<207>Après cela, je ne m'étonne point que vous m'écriviez tant de vers et si peu de nouvelles. Vous êtes plus inspiré par les neuf aimables Sœurs, protectrices des arts et des sciences, que par ce monstre aux yeux de lynx, aux oreilles de lévrier et à la chevelure de Méduse.
Amant favorisé des Grâces,
Elles vous bercent dans leurs bras;
Vous estimez plus leurs appas
Que ce monstre qui dans les places,
Aux halles et dans les villaces
Répand avec un grand fracas
Ce qu'il sait ou qu'il ne sait pas.
Tout cela fait que j'apprends peu de nouvelles de Berlin, et que je reçois beaucoup de vers; un peu de l'un et un peu de l'autre me ferait un grand plaisir. Vous ne me dites rien de toutes les sottises qui se font régulièrement et périodiquement. Vous ne m'apprenez rien de vos correspondances de savants, de mes édifices, de mes jardins, de mes amis, en un mot, de toutes les choses qui m'intéressent.

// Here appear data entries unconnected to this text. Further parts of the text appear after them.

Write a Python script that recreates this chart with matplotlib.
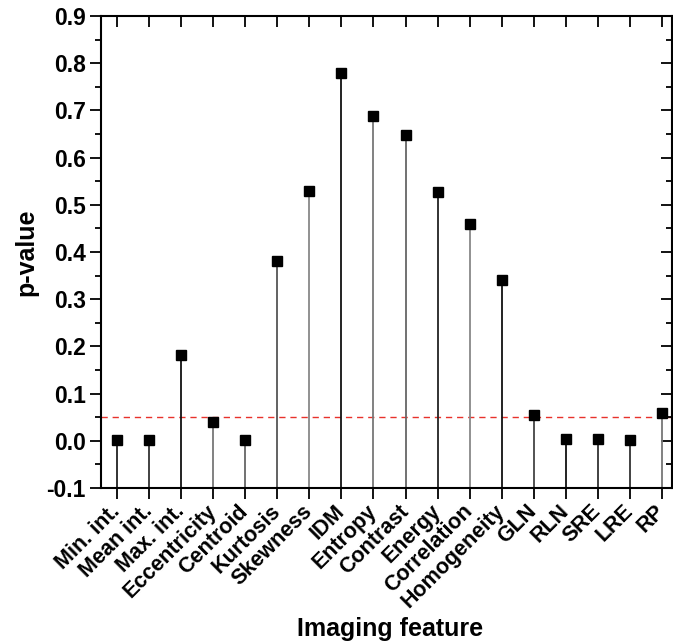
import matplotlib
matplotlib.use("Agg")
import matplotlib.pyplot as plt
from matplotlib.ticker import MultipleLocator

plt.rcParams['font.family'] = ['Liberation Sans', 'DejaVu Sans']
plt.rcParams['font.weight'] = 'bold'

features = ["Min. int.", "Mean int.", "Max. int.", "Eccentricity", "Centroid",
            "Kurtosis", "Skewness", "IDM", "Entropy", "Contrast", "Energy",
            "Correlation", "Homogeneity", "GLN", "RLN", "SRE", "LRE", "RP"]
p_values = [0.002, 0.002, 0.181, 0.039, 0.002, 0.381, 0.530, 0.780, 0.689,
            0.649, 0.527, 0.460, 0.340, 0.054, 0.004, 0.004, 0.002, 0.060]
stem_colors = ["#222222", "#333333", "#111111", "#777777", "#666666",
               "#555555", "#888888", "#111111", "#777777", "#666666",
               "#222222", "#888888", "#111111", "#444444", "#111111",
               "#333333", "#333333", "#777777"]
y_ticks = [-0.1, 0.0, 0.1, 0.2, 0.3, 0.4, 0.5, 0.6, 0.7, 0.8, 0.9]
threshold = 0.05

fig = plt.figure(figsize=(6.73, 6.44), dpi=100)
ax = fig.add_axes([0.150, 0.2422, 0.848, 0.7329])

x = list(range(len(features)))
ymin, ymax = y_ticks[0], y_ticks[-1]

ax.vlines(x, ymin, p_values, colors=stem_colors, linewidth=1.3, zorder=2)
ax.plot(x, p_values, 's', color='black', markersize=6.5, zorder=3)
ax.axhline(threshold, color='#e8322b', linestyle=(0, (4.5, 3.5)),
           linewidth=1.0, zorder=1)

ax.set_xlim(-0.5, 17.3)
ax.set_ylim(ymin, ymax)

ax.set_yticks(y_ticks)
ax.set_yticklabels([f"{v:.1f}" for v in y_ticks], fontsize=16.5,
                   fontweight='bold')
ax.yaxis.set_minor_locator(MultipleLocator(0.05))

ax.set_xticks(x)
ax.set_xticklabels(features, rotation=45, ha='right', va='center',
                   rotation_mode='anchor', fontsize=15.5, fontweight='bold')

ax.tick_params(axis='x', which='major', direction='out', length=8, width=1.3,
               top=True, pad=6.5)
ax.tick_params(axis='y', which='major', direction='out', length=8, width=1.3,
               right=True, pad=3)
ax.tick_params(axis='y', which='minor', direction='out', length=4.5, width=1.3,
               right=True)

# mirrored ticks on the top and right point into the plot
for t in ax.xaxis.get_major_ticks():
    t.tick2line.set_marker(3)  # TICKDOWN
for t in ax.yaxis.get_major_ticks() + ax.yaxis.get_minor_ticks():
    t.tick2line.set_marker(0)  # TICKLEFT

for s in ax.spines.values():
    s.set_linewidth(1.5)

ax.set_ylabel("p-value", fontsize=18, fontweight='bold', labelpad=6)
fig.text(0.58, 1 - 636 / 644, "Imaging feature", fontsize=18,
         fontweight='bold', ha='center', va='baseline')

fig.savefig("out.png", dpi=100)
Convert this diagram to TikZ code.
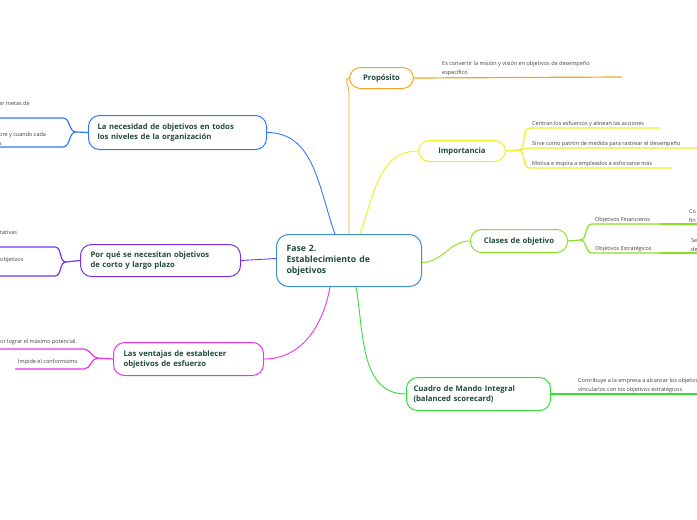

Tous les divers événements
Du grand théâtre politique
Ressemblent à ces changements
Que fait la lanterne magique.
Marquez-en donc vos sentiments;
Du moins, d'une sempiternelle
Contez-moi les égarements;
L'histoire de la bagatelle
Par vous reçoit des agréments,
Car tout ce qu'on nomme nouvelle
De la demeure paternelle
A du charme pour les absents.
Vous me croyez peut-être trop occupé pour penser à mes amis; mais vous devez sentir qu'ils vont de pair avec les plus grandes affaires.